Trailblazing animal rights attorney Steven Wise and the Nonhuman Rights Project’s (NhRP) ongoing plight to expand legal personhood to chimpanzees is the subject of the thought-provoking documentary “Unlocking The Cage”. The film is set to debut on HBO, Monday, February 20, 2017. The gripping documentary will also be available on HBO NOW, HBO GO, HBO On Demand and other affiliates. This film is a “Must See” for animal lovers everywhere.
An intimate look at a lawsuit that could forever transform the legal system, Unlocking The Cage picks up after more than three decades of Wise struggling with ineffective animal welfare laws; following Wise, his team and the Nonhuman Rights Project (NhRP) as they try a different approach to protect animals and, in a history-making move, file the first lawsuits seeking to transform a living organism with no rights into a person legal protections.
Directed by Chris Hegedus and D A Pennebaker (who previously collaborated on HBO’s Emmy-Winning Elaine Stritch at Liberty and the Oscar-nominated feature documentary The War Room), Unlocking The Cage rewinds to December 2013 as Wise and his legal team, using writs of habeas corpus (historically used to free humans from unlawful imprisonment), filed three lawsuits demanding limited personhood rights for four captive chimpanzees in New York State. With the help of affidavits from scientists and primatologists, the NhRP urged the courts to release the animals to Florida-based sanctuary, Save the Chimps.
The first plaintiff was Tommy, a 26-year-old chimp who was found living alone in a garage on a used trailer lot; far removed from his earlier life in which he appeared in Hollywood movies.
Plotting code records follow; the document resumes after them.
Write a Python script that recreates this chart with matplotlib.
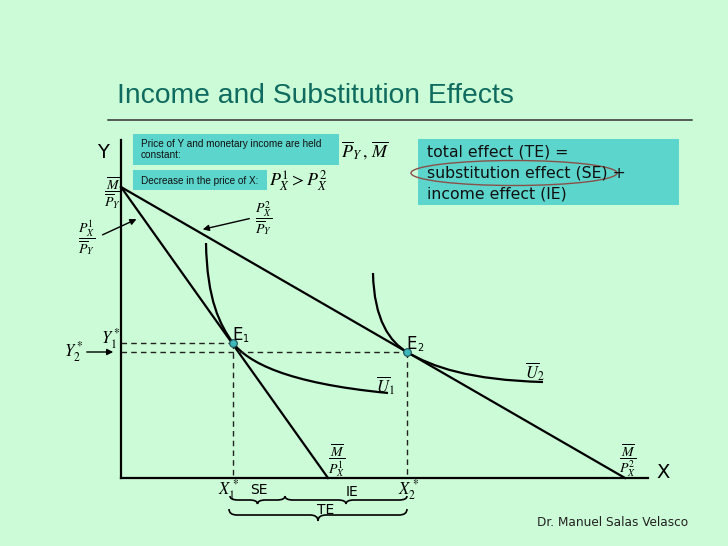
import matplotlib
matplotlib.use("Agg")
import matplotlib.pyplot as plt
from matplotlib.path import Path
from matplotlib.patches import PathPatch, Ellipse, FancyBboxPatch

plt.rcParams['mathtext.fontset'] = 'stix'

# --- diagram data (slide pixel coordinates, y grows downward) ---
origin = (121, 478)
y_axis_top = 140
x_axis_end = 648
budget_start = (121, 187)          # M / Py intercept
budget1_end = (328, 478)           # M / Px1 intercept
budget2_end = (625, 478)           # M / Px2 intercept
e1 = (233, 343)
e2 = (407, 352)

# indifference curves as two cubic Bezier pieces each (top -> E -> right)
u1_pts = [(206, 243), (207, 300), (220, 325), e1,
          (248, 362), (285, 383), (388, 393)]
u2_pts = [(373, 273), (374, 320), (390, 342), e2,
          (432, 367), (470, 380), (543, 382)]

# braces: (x_left, x_right, y_top, y_mid, y_tip)
braces = [(230, 285, 496, 500, 504),
          (285, 407, 496, 500, 504),
          (229, 407, 509, 515, 521)]
brace_text = [("SE", 259, 490), ("IE", 352, 492), ("TE", 326, 510)]

bg = '#ccfbd7'
teal_box = '#5cd5cc'
title_col = '#0f6b5f'

fig = plt.figure(figsize=(7.28, 5.46), dpi=100, facecolor=bg)
ax = fig.add_axes([0, 0, 1, 1])
ax.set_xlim(0, 728)
ax.set_ylim(546, 0)
ax.axis('off')
ax.set_facecolor(bg)

# title and rule
ax.text(117, 96, "Income and Substitution Effects", fontsize=20.3, color=title_col,
        family='Liberation Sans', va='center', ha='left')
ax.plot([108, 692], [120, 120], color='#333333', lw=1.1)

# axes
ax.plot([origin[0], origin[0]], [y_axis_top, origin[1]], color='black', lw=1.6)
ax.plot([origin[0], x_axis_end], [origin[1], origin[1]], color='black', lw=1.6)
ax.text(103, 152, "Y", fontsize=14, va='center', ha='center')
ax.text(663, 472, "X", fontsize=14, va='center', ha='center')

# budget lines
ax.plot([budget_start[0], budget1_end[0]], [budget_start[1], budget1_end[1]], color='black', lw=1.6)
ax.plot([budget_start[0], budget2_end[0]], [budget_start[1], budget2_end[1]], color='black', lw=1.6)

# indifference curves
codes = [Path.MOVETO] + [Path.CURVE4] * 6
for pts in (u1_pts, u2_pts):
    ax.add_patch(PathPatch(Path(pts, codes), fill=False, color='black', lw=1.6))

# dashed guides
dash = dict(color='#222222', lw=1.0, ls=(0, (4, 3)))
ax.plot([origin[0], e1[0]], [e1[1], e1[1]], **dash)
ax.plot([origin[0], e2[0]], [e2[1], e2[1]], **dash)
ax.plot([e1[0], e1[0]], [e1[1], origin[1]], **dash)
ax.plot([e2[0], e2[0]], [e2[1], origin[1]], **dash)

# equilibrium points
ax.scatter([e1[0], e2[0]], [e1[1], e2[1]], s=30, color='#3fb6b8',
           edgecolor='#1d4f55', lw=0.8, zorder=5)
ax.text(232, 335, "E", fontsize=12, va='center', ha='left')
ax.text(243, 339, "1", fontsize=7, va='center', ha='left')
ax.text(406, 344, "E", fontsize=12, va='center', ha='left')
ax.text(417, 348, "2", fontsize=7, va='center', ha='left')

# curve labels
ax.text(385, 386, r"$\overline{U}_1$", fontsize=12, va='center', ha='center')
ax.text(535, 372, r"$\overline{U}_2$", fontsize=12, va='center', ha='center')

# intercept labels
frac_fs = 10
ax.text(112, 193, r"$\dfrac{\overline{M}}{\overline{P}_Y}$", fontsize=frac_fs, va='center', ha='center')
ax.text(87, 238, r"$\dfrac{P_X^1}{\overline{P}_Y}$", fontsize=frac_fs, va='center', ha='center')
ax.text(264, 218, r"$\dfrac{P_X^2}{\overline{P}_Y}$", fontsize=frac_fs, va='center', ha='center')
ax.text(337, 461, r"$\dfrac{\overline{M}}{P_X^1}$", fontsize=frac_fs, va='center', ha='center')
ax.text(628, 461, r"$\dfrac{\overline{M}}{P_X^2}$", fontsize=frac_fs, va='center', ha='center')

# starred quantities
ax.text(111, 339, r"$Y_1^*$", fontsize=12, va='center', ha='center')
ax.text(74, 352, r"$Y_2^*$", fontsize=12, va='center', ha='center')
ax.text(229, 490, r"$X_1^*$", fontsize=12, va='center', ha='center')
ax.text(409, 490, r"$X_2^*$", fontsize=12, va='center', ha='center')

# arrows
arw = dict(arrowstyle='-|>', color='black', lw=1.0, mutation_scale=9)
ax.annotate("", xy=(139, 218), xytext=(100, 236), arrowprops=arw)
ax.annotate("", xy=(200, 230), xytext=(252, 218), arrowprops=arw)
ax.annotate("", xy=(116, 352), xytext=(84, 352), arrowprops=arw)

# braces
for x0, x1, yt, ym, yb in braces:
    xm = (x0 + x1) / 2
    r = min(8, (x1 - x0) / 6)
    verts = [(x0, yt), (x0, ym), (x0 + r, ym), (xm - r, ym), (xm, ym), (xm, yb),
             (xm, ym), (xm + r, ym), (x1 - r, ym), (x1, ym), (x1, yt)]
    bc = [Path.MOVETO, Path.CURVE3, Path.CURVE3, Path.LINETO, Path.CURVE3, Path.CURVE3,
          Path.CURVE3, Path.CURVE3, Path.LINETO, Path.CURVE3, Path.CURVE3]
    ax.add_patch(PathPatch(Path(verts, bc), fill=False, color='black', lw=1.2))
for s, x, y in brace_text:
    ax.text(x, y, s, fontsize=10, va='center', ha='center')

# text boxes
ax.add_patch(FancyBboxPatch((133, 134), 206, 31, boxstyle='square,pad=0',
                            fc=teal_box, ec='none'))
ax.text(141, 149.5, "Price of Y and monetary income are held\nconstant:", fontsize=7.2,
        family='Liberation Sans', va='center', ha='left', color='#111111', linespacing=1.2)
ax.text(341, 151, r"$\overline{P}_Y\,,\,\overline{M}$", fontsize=13, va='center', ha='left')

ax.add_patch(FancyBboxPatch((133, 170), 134, 20, boxstyle='square,pad=0',
                            fc=teal_box, ec='none'))
ax.text(141, 180.5, "Decrease in the price of X:", fontsize=7.2,
        family='Liberation Sans', va='center', ha='left', color='#111111')
ax.text(269, 181, r"$P_X^1 > P_X^2$", fontsize=13, va='center', ha='left')

ax.add_patch(FancyBboxPatch((418, 139), 261, 66, boxstyle='square,pad=0',
                            fc=teal_box, ec='none'))
ax.text(427, 173, "total effect (TE) =\nsubstitution effect (SE) +\nincome effect (IE)",
        fontsize=11.3, va='center', ha='left', color='#111111', linespacing=1.5)
ax.add_patch(Ellipse((514, 173), 206, 25, fill=False, ec='#8a5048', lw=1.0))

# footer
ax.text(537, 523, "Dr. Manuel Salas Velasco", fontsize=8.7, va='center', ha='left',
        color='#222222')

fig.savefig("out.png", dpi=100, facecolor=bg)
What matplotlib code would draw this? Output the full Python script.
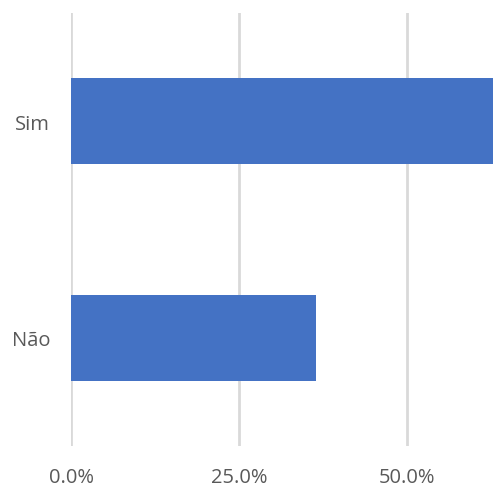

The lower court judge acknowledged the merits of the case and directed the lawsuit up to the Appellate Court in Albany, where five judges heard Wise’s argument in Oct. 2014; marking the first time a U.S. court openly debated whether a nonhuman animal should be considered a legal person.
Two months later, the Appellate Division in Rochester considered a case involving Kiko, an abused showbiz chimp living in a Niagara Falls storefront.
While the initial decisions on these cases were conflicting, each portrayed a consistent picture of the chaos wrought by Wise’s efforts.
Finally, Wise’s case on behalf of Hercules and Leo, chimps used for research at the State University of New York at Stony Brook, stood out as the one that truly challenged the court. Arguing against New York’s assistant attorney general, Wise made an impassioned plea that inspired state Supreme Court Justice Barbara Jaffe to openly question, “Why can’t a chimpanzee be deemed a ‘person’ for the sole purposes Mr. Wise says: of permitting the habeas writ to the very limited extent sought? Why isn’t that an appropriate use of this great writ?”
This historic declaration, along with the legal ground that Jaffe broke when first granting the writ , became a landmark in the animal rights movement and lays the groundwork for much more to come.
Habeas corpus -meaning literally “You may have the body” is a recourse in law whereby a person can report an unlawful detention or imprisonment before a court, usually through a prison official.
The writ of habeas corpus is known as “the great and efficacious writ in all manner of illegal confinement”, being a remedy available to the meanest against the mightiest. It is a summons with the force of a court order; it is addressed to the custodian (a prison official for example) and demands that a prisoner be taken before the court, and that the custodian present proof of authority, allowing the court to determine whether the custodian has lawful authority to detain the prisoner. If the custodian is acting beyond his or her authority, then the prisoner must be released. Any prisoner, or another person acting on his or her behalf, may petition the court, or a judge, for a writ of habeas corpus. One reason for the writ to be sought by a person other than the prisoner is that the detainee might be held incommunicado.
“Unlocking The Cage” which highlights the Incredible work of Steven Wise and the legal action he and his team are taking on behalf of chimpanzees could be history making. His fight to protect captive and wild chimpanzees, could set the precedence for the future of their species, giving them the first ever nonhuman rights.